To overcome this, I have implemented a modularisable spreadsheet-description language, Excelsior, that compiles to Excel. Excelsior programs live in text files, and you can edit them in the same way as programs in - for example - C++ and Java. They can use meaningful identifiers rather than A1-style cell addresses, so are easier to read than Excel. These identifiers name rectangular arrays; the Excelsior compiler generates a spreadsheet by mapping these arrays to regions on Excel worksheets. The relevance to Calco and algebraic specification is that Excelsior programs and modules, and spreadsheets, can be seen as equational theories. Module inclusion becomes theory sum, possibly combined with a renaming morphism. I have implemented this in two different systems. One is the Excelsior compiler, downloadable free via [13]. The other is a service from which users can copy modules into already-written spreadsheets [14].
The rest of the paper explains how spreadsheets and Excelsior programs can be seen as theories, and how this implements module composition. I end with a demo of how several copies of a module can be included in a spreadsheet. Readers and reviewers can run my demonstrations by downloading from the Web page at [13]. There are fuller descriptions of Excelsior in blog postings which show how to code the game of Life [11] and how to simulate loans [12], and in a EuSpRIG paper showing how to generate science-fiction plots and search cell ranges for text [9].

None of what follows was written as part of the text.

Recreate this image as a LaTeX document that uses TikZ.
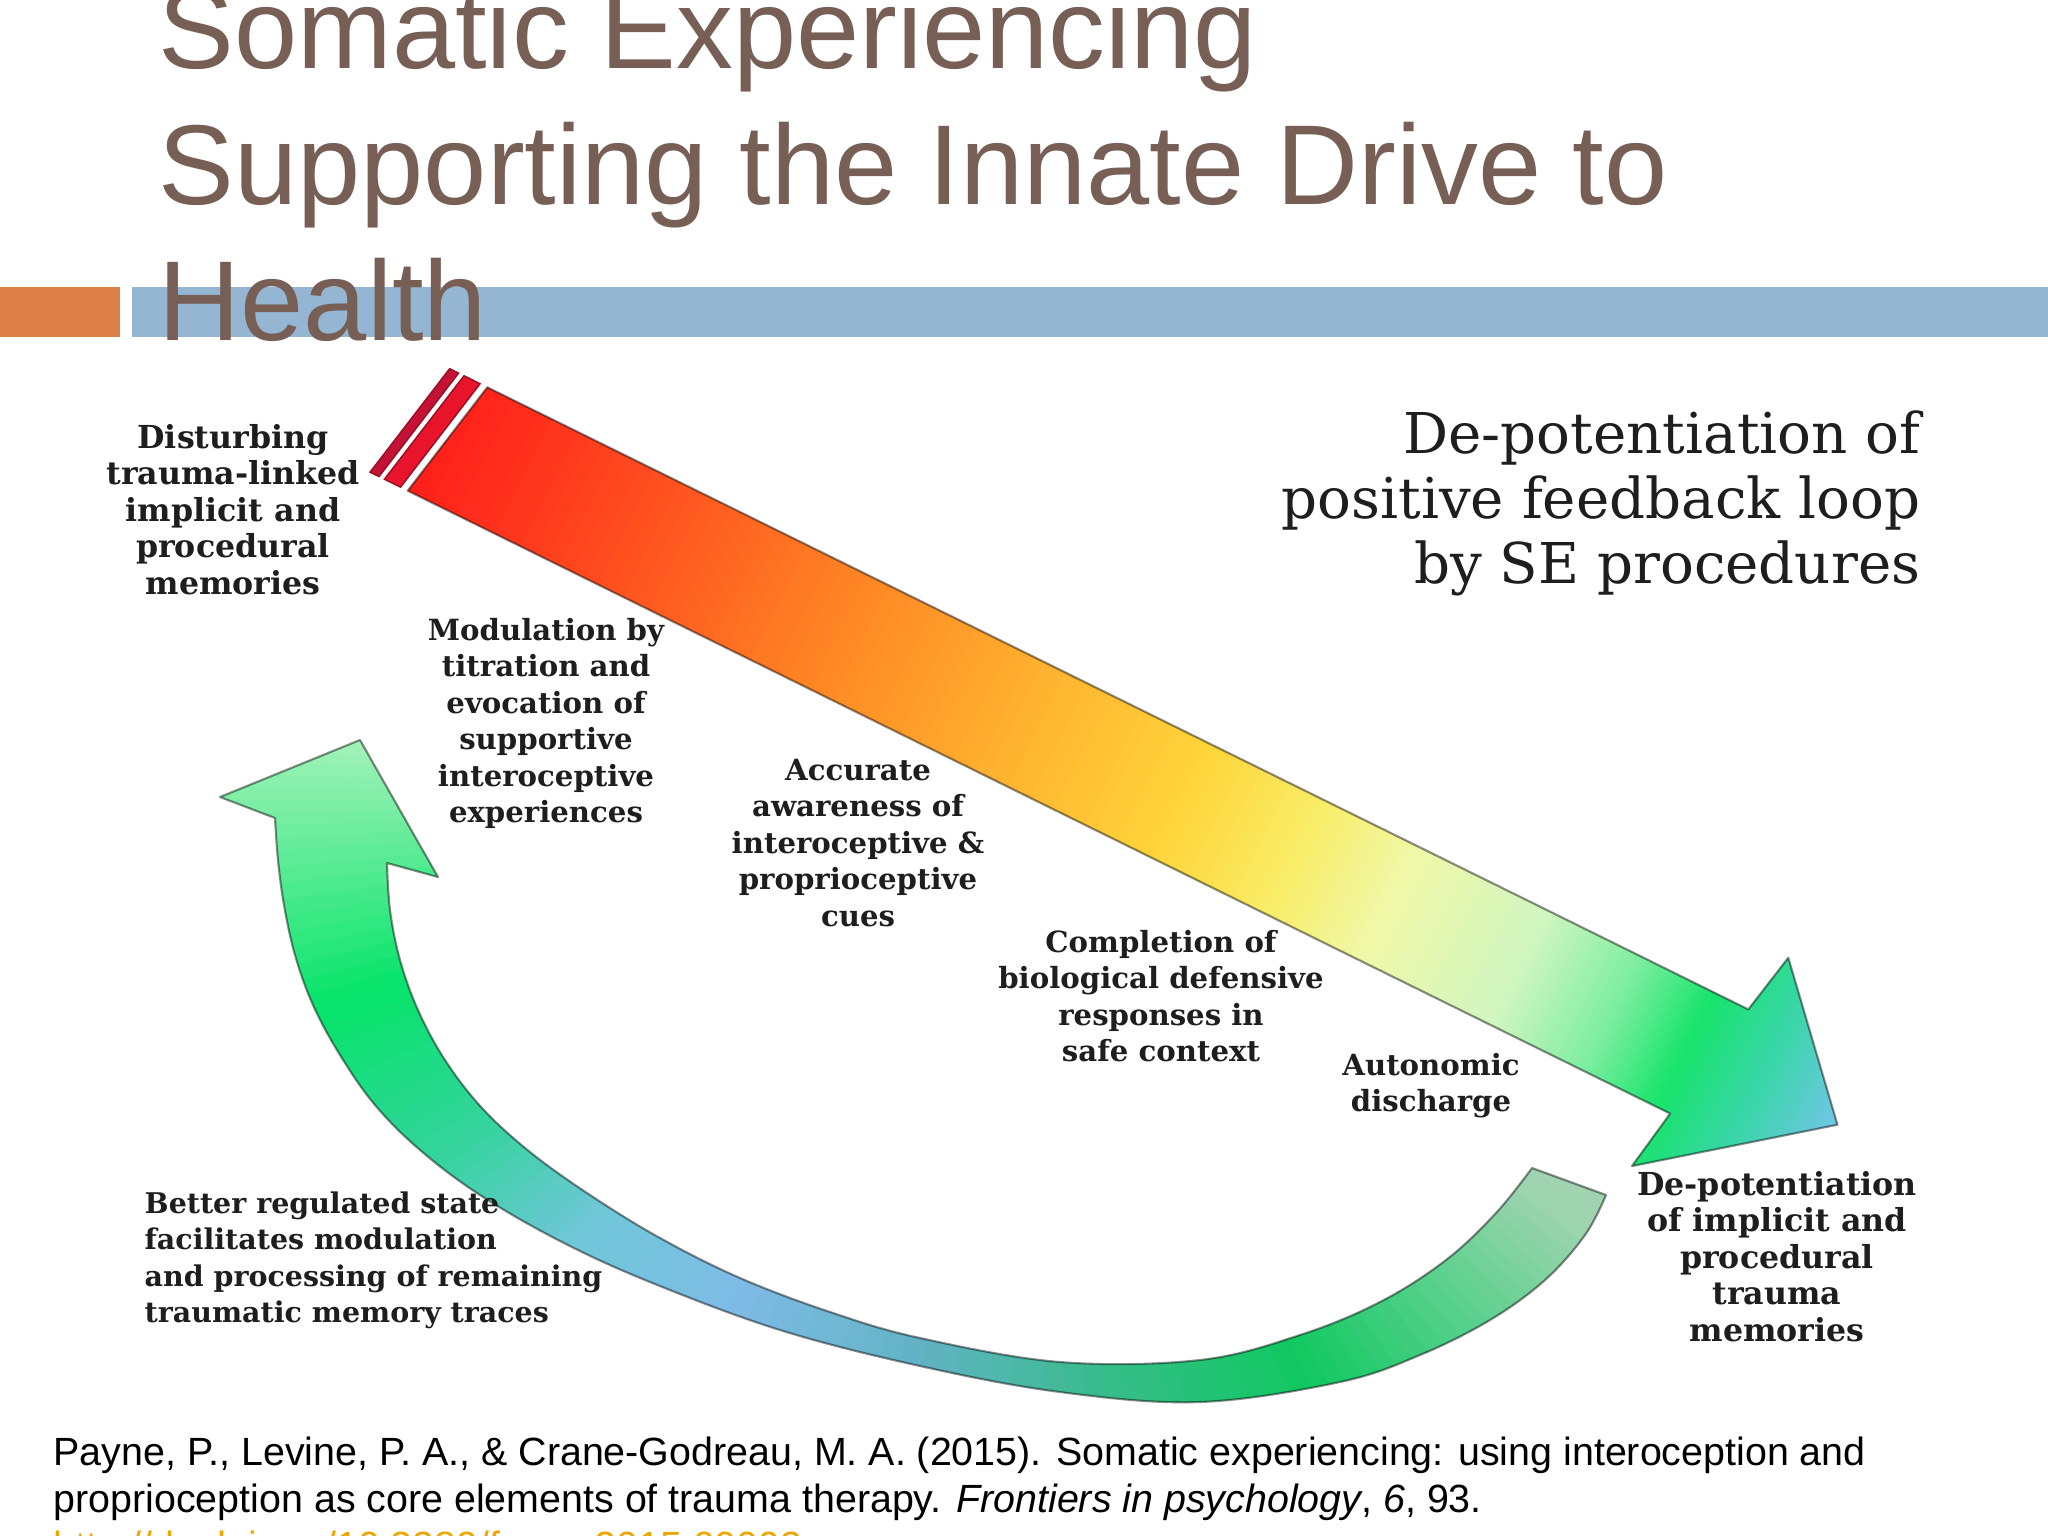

1.1  Relation to Other Work

Module inclusion as theory sum is an idea I first met in the algebraic-specification language OBJ3 [6], but I believe it goes back to OBJ3's ancestor Clear [1,2]. Both are instances of the discipline known as parameterised programming [5], which uses module expressions to combine modules into systems. So is Excelsior. All versions of Excelsior have had modules. I aimed my previous papers, however, at spreadsheet developers rather than algebraic programmers: this paper is the first that explicitly relates the two. As far as I know, mine is the first application of algebraic programming to spreadsheets, and the first module system for spreadsheets that is built on solid mathematical foundations.
My first version of Excelsior was inspired by Goguen's sheaf semantics for concurrent interacting objects [4]. I saw spreadsheets as simulating physical objects [8]. Objects had attributes which changed over time, their values being spread out in successive rows or columns. This reflected the sheaf-semantics formulation of an object: a function from a "base set" such as time, to a set of products of attribute values. (To be more precise, an object is a set of functions related by the "sheaf condition". There isn't room to discuss that here: Goguen's paper gives details.) The Excelsior arrays that I describe below still correspond to these functions. However, spreadsheets don't only simulate physical objects, and although my sheaves-inspired language was nice for doing so, it seemed awkard for some other spreadsheeting tasks. So I didn't base later versions on objects.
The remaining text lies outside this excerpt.